Write only the number of lines in the records beneath that hold "produces".

───── DATA ROWS

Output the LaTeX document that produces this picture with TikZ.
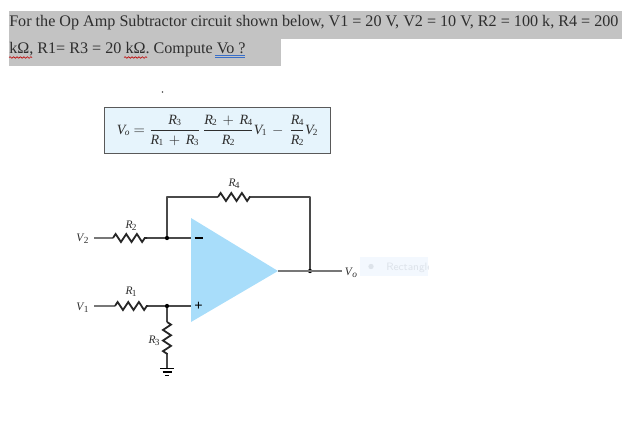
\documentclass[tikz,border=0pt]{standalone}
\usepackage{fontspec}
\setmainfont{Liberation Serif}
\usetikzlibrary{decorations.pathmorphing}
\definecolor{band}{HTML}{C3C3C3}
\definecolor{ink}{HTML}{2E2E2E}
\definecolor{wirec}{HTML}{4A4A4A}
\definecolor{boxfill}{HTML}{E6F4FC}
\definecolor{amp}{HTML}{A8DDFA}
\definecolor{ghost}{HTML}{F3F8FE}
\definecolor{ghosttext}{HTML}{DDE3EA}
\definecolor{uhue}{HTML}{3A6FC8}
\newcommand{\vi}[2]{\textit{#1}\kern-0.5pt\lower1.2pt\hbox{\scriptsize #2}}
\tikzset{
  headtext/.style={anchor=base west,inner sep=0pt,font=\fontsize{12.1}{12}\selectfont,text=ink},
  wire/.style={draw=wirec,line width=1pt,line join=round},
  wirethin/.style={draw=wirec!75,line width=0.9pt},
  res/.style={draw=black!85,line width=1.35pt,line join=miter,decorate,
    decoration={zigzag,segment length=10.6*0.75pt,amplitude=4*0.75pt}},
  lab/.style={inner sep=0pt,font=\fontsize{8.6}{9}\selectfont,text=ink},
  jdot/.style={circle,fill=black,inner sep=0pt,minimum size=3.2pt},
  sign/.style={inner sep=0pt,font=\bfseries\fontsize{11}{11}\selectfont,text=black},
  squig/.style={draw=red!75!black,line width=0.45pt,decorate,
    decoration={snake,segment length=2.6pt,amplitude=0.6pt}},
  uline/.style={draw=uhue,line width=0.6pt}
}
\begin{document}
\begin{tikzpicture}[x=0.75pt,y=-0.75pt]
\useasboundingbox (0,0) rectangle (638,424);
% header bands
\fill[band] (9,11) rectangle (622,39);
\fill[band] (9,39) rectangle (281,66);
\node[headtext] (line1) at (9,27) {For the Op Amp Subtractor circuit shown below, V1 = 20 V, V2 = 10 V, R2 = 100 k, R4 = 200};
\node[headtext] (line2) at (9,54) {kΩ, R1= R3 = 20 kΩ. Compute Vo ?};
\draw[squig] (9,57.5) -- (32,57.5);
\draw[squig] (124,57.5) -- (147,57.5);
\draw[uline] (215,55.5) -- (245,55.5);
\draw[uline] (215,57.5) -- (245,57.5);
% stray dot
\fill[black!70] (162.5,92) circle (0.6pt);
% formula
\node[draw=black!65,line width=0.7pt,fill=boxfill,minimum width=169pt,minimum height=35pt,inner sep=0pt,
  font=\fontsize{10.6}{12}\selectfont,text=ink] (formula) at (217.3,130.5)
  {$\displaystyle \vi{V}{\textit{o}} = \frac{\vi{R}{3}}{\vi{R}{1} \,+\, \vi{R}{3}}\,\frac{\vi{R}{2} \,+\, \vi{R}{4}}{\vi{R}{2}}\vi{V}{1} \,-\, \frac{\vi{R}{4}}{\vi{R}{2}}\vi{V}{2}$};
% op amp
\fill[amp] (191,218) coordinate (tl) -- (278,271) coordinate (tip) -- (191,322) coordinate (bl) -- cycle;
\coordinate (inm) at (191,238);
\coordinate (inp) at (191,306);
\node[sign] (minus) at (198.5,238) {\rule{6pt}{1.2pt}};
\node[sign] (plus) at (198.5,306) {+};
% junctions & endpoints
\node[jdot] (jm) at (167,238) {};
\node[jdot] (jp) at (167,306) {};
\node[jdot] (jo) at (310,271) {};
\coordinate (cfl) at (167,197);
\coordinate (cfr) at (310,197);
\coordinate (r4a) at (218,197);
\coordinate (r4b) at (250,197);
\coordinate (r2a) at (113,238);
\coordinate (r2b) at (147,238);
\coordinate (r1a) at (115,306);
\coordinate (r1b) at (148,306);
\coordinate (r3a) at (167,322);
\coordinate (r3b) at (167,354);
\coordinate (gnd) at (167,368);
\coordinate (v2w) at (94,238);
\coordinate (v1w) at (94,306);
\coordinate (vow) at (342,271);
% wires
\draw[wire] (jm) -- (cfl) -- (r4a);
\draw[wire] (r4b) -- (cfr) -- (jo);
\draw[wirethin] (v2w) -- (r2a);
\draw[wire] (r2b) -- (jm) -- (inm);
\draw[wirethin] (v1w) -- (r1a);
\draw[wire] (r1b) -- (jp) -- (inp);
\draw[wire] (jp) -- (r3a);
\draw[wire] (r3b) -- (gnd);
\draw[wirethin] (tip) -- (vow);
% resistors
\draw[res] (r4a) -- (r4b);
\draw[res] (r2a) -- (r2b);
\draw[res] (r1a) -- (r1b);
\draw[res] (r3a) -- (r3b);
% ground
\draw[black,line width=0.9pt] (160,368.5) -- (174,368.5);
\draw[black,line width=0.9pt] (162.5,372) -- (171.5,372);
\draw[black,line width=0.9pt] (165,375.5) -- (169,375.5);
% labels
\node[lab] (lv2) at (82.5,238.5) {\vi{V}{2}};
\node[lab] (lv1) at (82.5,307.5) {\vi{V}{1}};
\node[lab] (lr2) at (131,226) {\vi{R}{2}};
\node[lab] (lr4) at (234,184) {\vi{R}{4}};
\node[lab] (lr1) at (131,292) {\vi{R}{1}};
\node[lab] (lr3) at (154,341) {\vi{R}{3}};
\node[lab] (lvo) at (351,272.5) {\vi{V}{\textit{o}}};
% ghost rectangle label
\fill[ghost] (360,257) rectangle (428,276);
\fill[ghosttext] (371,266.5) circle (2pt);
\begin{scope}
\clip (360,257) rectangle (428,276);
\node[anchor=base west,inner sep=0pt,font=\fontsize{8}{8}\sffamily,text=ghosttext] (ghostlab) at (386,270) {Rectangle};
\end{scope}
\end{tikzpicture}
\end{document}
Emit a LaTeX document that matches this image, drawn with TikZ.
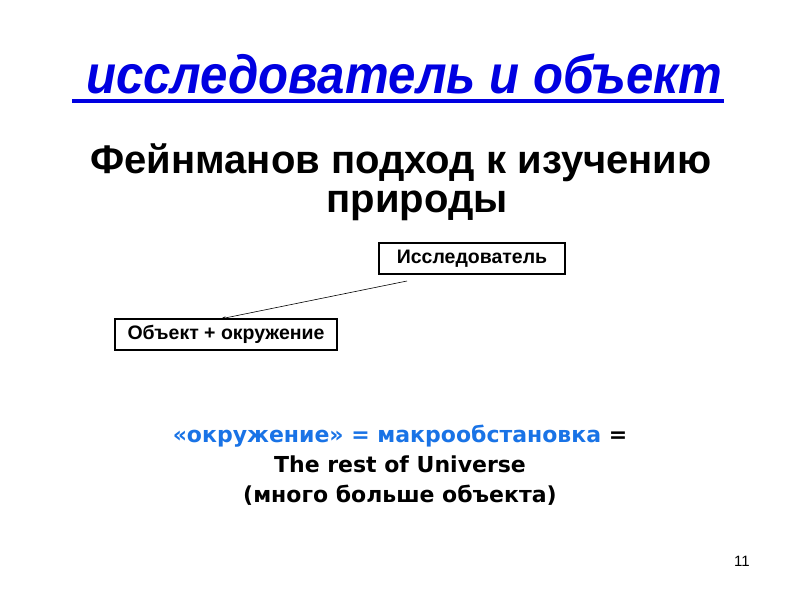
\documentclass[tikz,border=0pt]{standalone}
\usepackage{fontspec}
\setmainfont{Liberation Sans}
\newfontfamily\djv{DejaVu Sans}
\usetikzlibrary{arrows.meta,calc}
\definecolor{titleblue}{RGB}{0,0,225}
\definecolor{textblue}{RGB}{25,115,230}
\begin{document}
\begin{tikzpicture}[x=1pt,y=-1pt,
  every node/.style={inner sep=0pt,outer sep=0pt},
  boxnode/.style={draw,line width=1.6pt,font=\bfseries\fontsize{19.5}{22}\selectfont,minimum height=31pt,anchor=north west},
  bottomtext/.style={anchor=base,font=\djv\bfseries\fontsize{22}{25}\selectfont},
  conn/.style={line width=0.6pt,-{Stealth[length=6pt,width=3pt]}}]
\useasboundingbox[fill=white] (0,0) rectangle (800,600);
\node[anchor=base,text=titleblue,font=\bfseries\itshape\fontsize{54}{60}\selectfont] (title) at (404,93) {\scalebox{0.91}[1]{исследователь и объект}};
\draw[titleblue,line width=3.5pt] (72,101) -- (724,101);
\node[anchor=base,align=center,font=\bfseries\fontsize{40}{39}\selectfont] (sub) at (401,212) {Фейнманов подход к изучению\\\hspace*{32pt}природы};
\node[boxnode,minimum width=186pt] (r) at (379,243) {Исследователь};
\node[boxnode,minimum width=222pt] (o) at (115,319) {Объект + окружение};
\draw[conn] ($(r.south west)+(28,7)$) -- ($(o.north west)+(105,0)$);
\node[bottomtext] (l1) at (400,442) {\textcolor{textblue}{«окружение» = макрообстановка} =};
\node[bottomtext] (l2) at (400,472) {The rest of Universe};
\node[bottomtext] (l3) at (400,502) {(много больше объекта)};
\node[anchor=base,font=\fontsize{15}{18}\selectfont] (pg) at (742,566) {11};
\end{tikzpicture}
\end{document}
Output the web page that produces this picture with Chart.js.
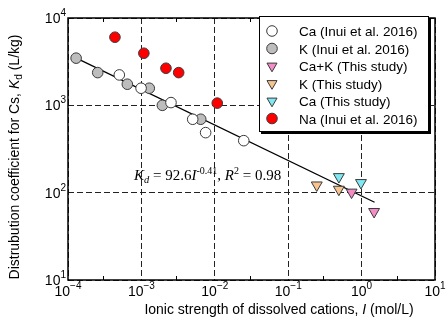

──────────

_COMPLETED EXERCISE:_ 2